Lilli Henoch

Location 
Treuchtlinger Str. 5
Historical name
Haberlandstr. 11
District
Schöneberg
Stone was laid
05 July 2008
Born
26 October 1899 in Königsberg / Kaliningrad
Occupation
Sportlehrerin
Forced Labour
Arbeiterin (dem Landwerk Neuendorf)
Deportation
on 05 September 1942 to Riga
Murdered
08 September 1942 in Riga
Lilli Henoch was one of the best known German sportswomen of the Weimar Republic. Born Lilli Margarethe Rahel Henoch into a haute-bourgeois family on 26 October 1899 in Königsberg (today Kaliningrad), she was the second daughter of merchant Leo Henoch and his wife Rose. Her older sister Suse was born in 1898; her younger brother Max was born in early 1910. Two years later, in 1912, their father died. In 1919 his young widow moved to Berlin with her children. Here she married the insurance company director Mendel Mendelsohn. Lilli and her mother, stepfather and siblings moved into a spacious apartment at Haberland Strasse 11 (today Treuchtlinger Strasse 5) in the Bayrisches Viertel area of Berlin.

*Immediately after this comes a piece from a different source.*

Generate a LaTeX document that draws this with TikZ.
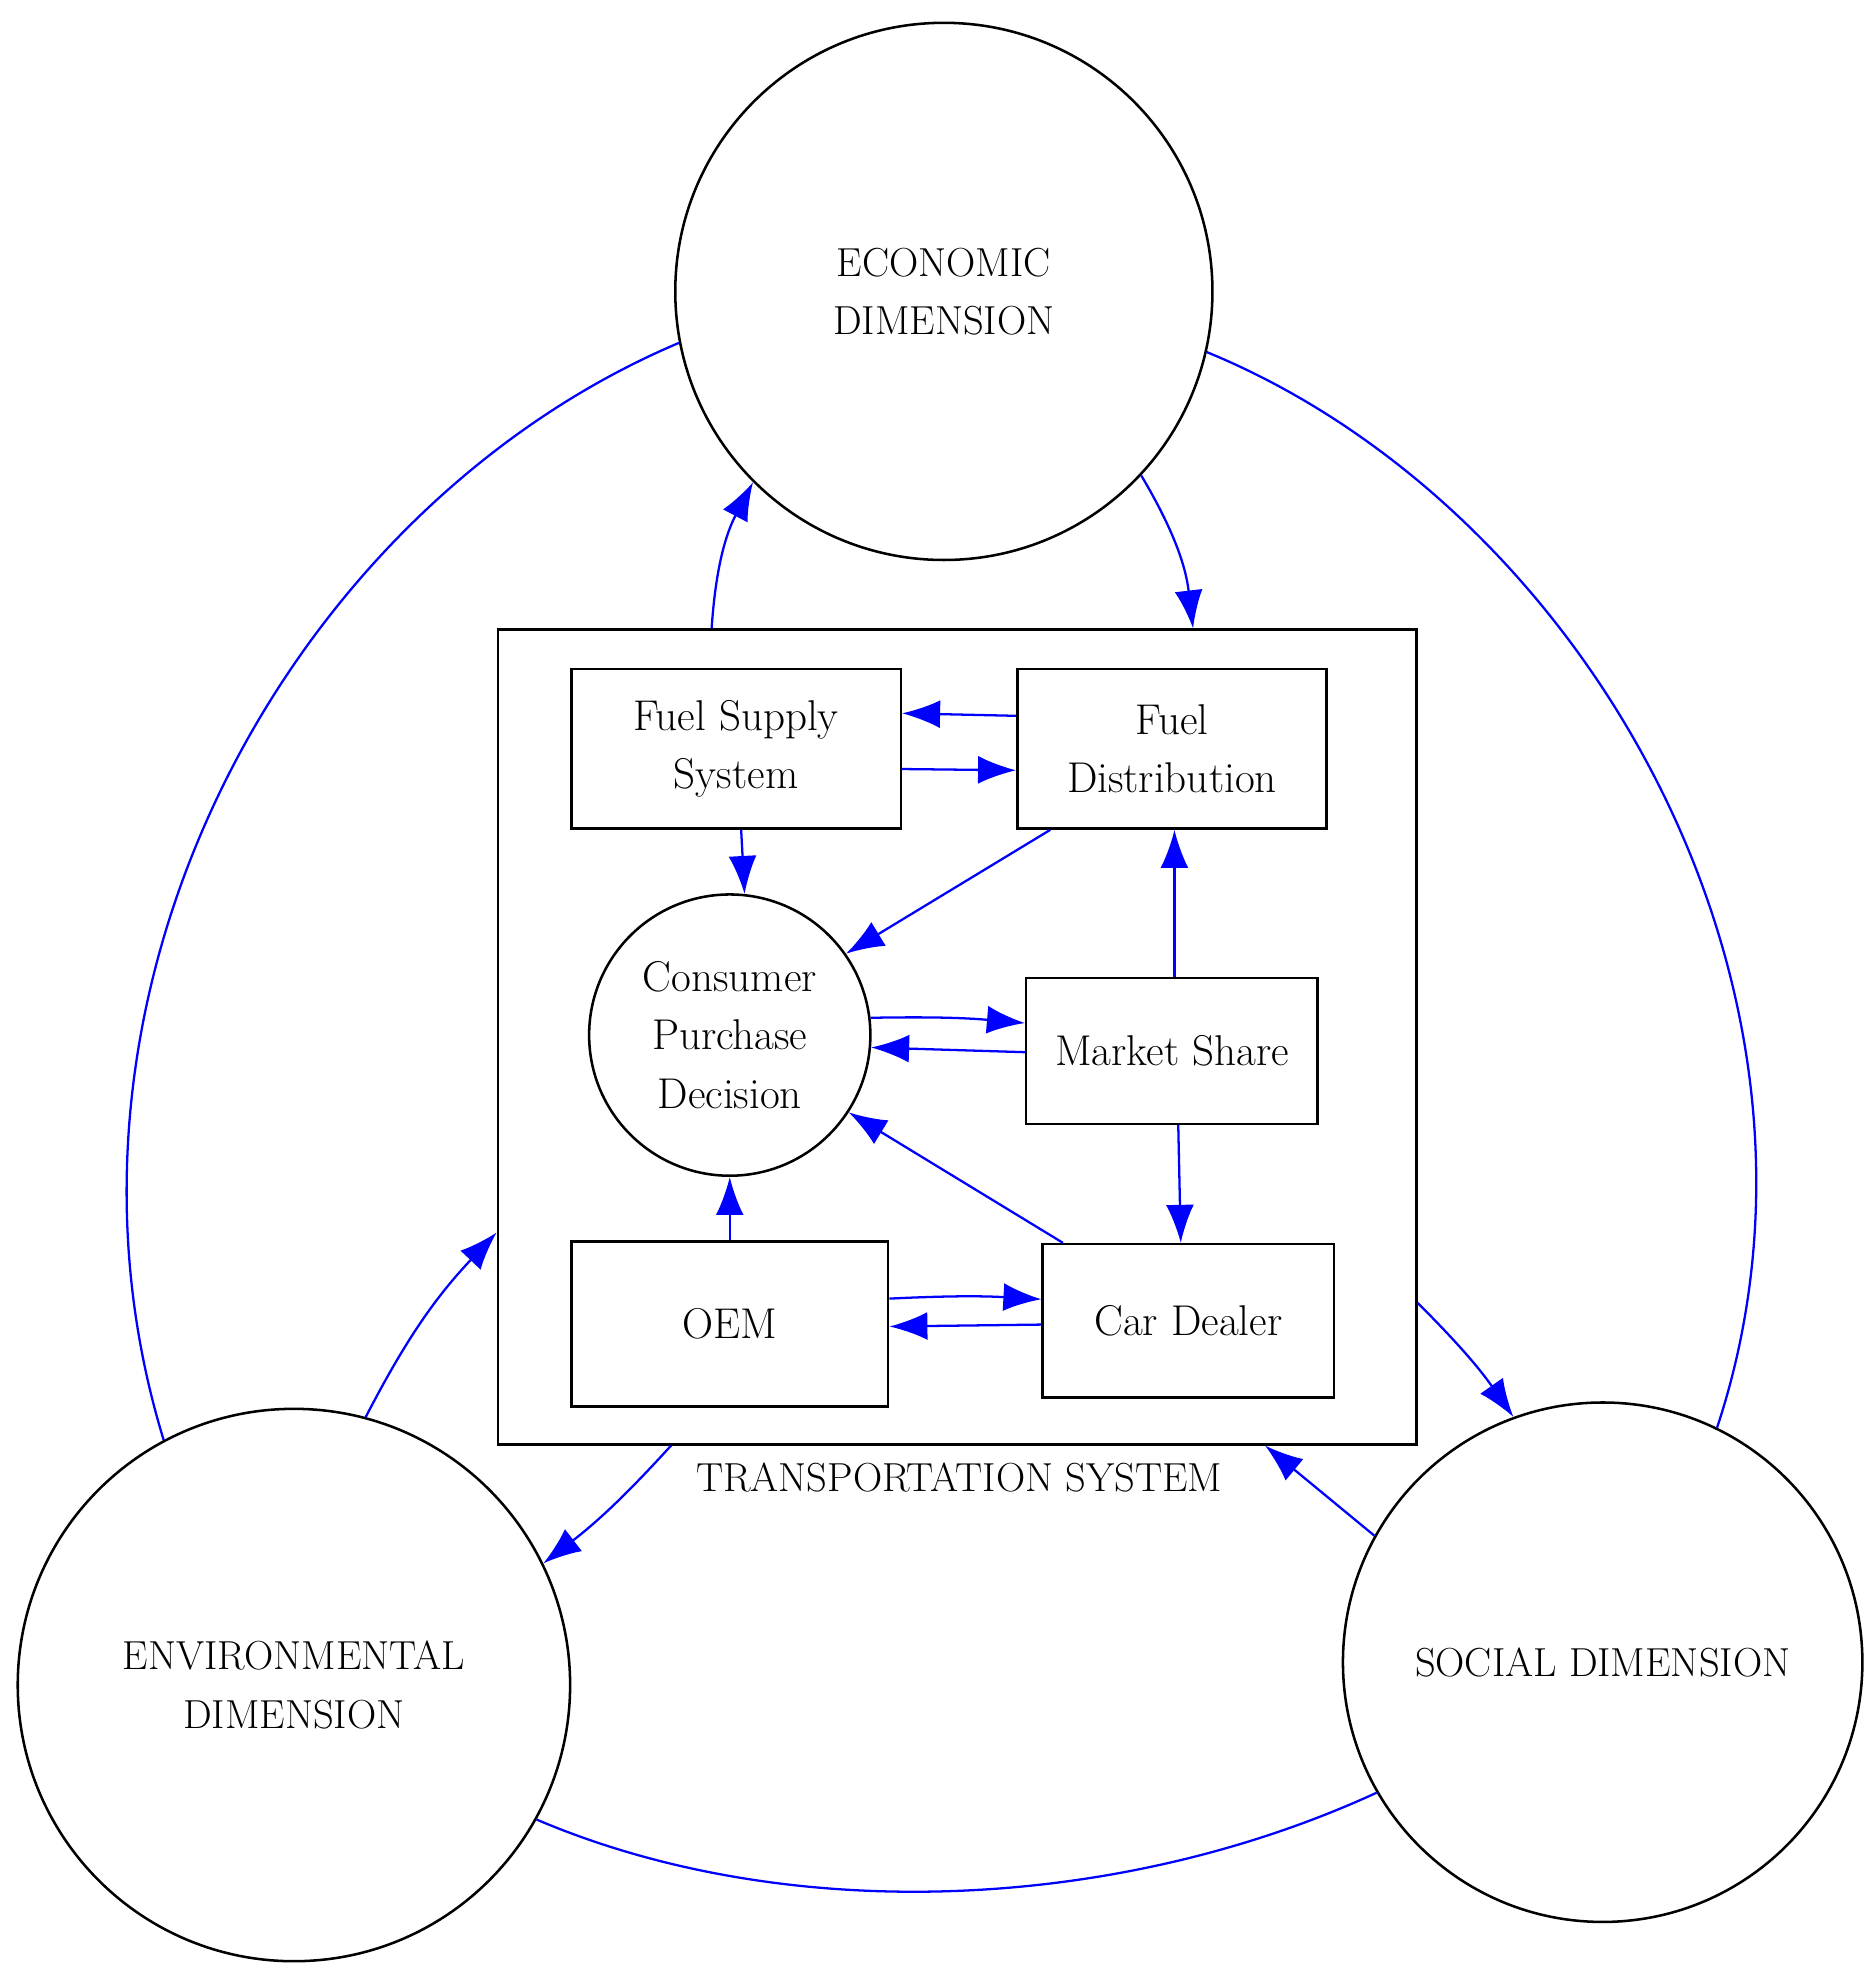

According to her sister, Lilli was passionate about sports from a very young age. Soon after arriving in the city, she joined the Berlin sports club (BSC). It had recently opened a ladies’ section and was one of the most renowned sporting associations in Germany. This marked the beginning of the young sportswoman’s unparalleled career, which took her to the very top of her profession and made her a leading figure in German women’s sport. As early as 1921 the Berlin sports club awarded her its highest distinction, the “golden eagle”, the club’s emblem. She was the first woman to be honoured in this way. Lilli Henoch was an extraordinarily successful member of the club: Between 1922 and 1926, she won the German championship title ten times in the disciplines shot-put, discus, long jump and the BSC’s 4 x 100 metres relay. She set four world records and also excelled in the team sports hockey and handball. Alongside her sporting activities, she assumed an increasing number of voluntary tasks for the BSC. In January 1933, shortly before the Nazis’ came to power, she was elected chairperson of the entire ladies’ track and field athletics division. But she did not have much time to enjoy her success: Lilli Henoch was Jewish and therefore debarred from the association, despite all she had done for it, in August the same year.

In order to stay in sports, she joined the Jewish gymnastics and sports club “1905”. Here she built up a handball team which became one of the best in the Jewish sports world under her direction. She received offers to work as a trainer in the United States and the Netherlands but turned them down.

From 1933 she worked as a gymnastics teacher at the Jewish primary school in Ryke Strasse (Prenzlauer Berg). She was one of the few qualified gymnastics teachers at that time and for a long period the only professional specialist at the school. Initially she taught both boys and girls. But as ever more Jewish children were barred from state schools, the number of pupils at the Ryke Strasse school grew and an additional sports teacher was employed to instruct the boys.

Once a year, a national sports festival was held on the Jewish Community’s sports ground in Grunewald, which was very popular with children and parents alike. With her excellent qualifications and long-term experience, Lilli Henoch played a leading role in its preparation and organisation for many years, until 1938. After the November pogrom, the sports ground was confiscated and the Jewish Community was no longer able to use it. Lilli Henoch continued to work as a sports teacher at the school in Ryke Strasse until its closure on 30 June 1942. She subsequently became a harvest worker at the immigrants’ training estate Neuendorf near Fürstenwalde, which by that time had been placed under the control of the SS. She still lived with her mother. From May 1941, they were subtenants of Frau Askenaze in a Jews’ apartment at Kleist Strasse 36. Before moving there, they had been forced to share their apartment in the Bayrisches Viertel area with four Jewish subtenants under the law on tenancies of Jews of 30 April 1939.

In summer 1942, Lilli Henoch and her mother Rose received the order to “evacuate”. In a declaration of assets that Lilli Henoch signed on 26 August 1942, she stated that her last occupation was “harvest worker in Neuendorf”. On 5 September 1942 she and her mother were deported on the 19th “transport to the East” to Riga. The journey in a livestock wagon lasted three days. Lilli Henoch and her mother Rose were murdered on arrival.

Lilli Henoch’s younger brother Max was deported on 19 April 1943 to Auschwitz. He died on 2 April 1945 in Buchenwald concentration camp. Their older sister Suse was the only one of the family to survive the Nazi era. She had emigrated to Romania in time.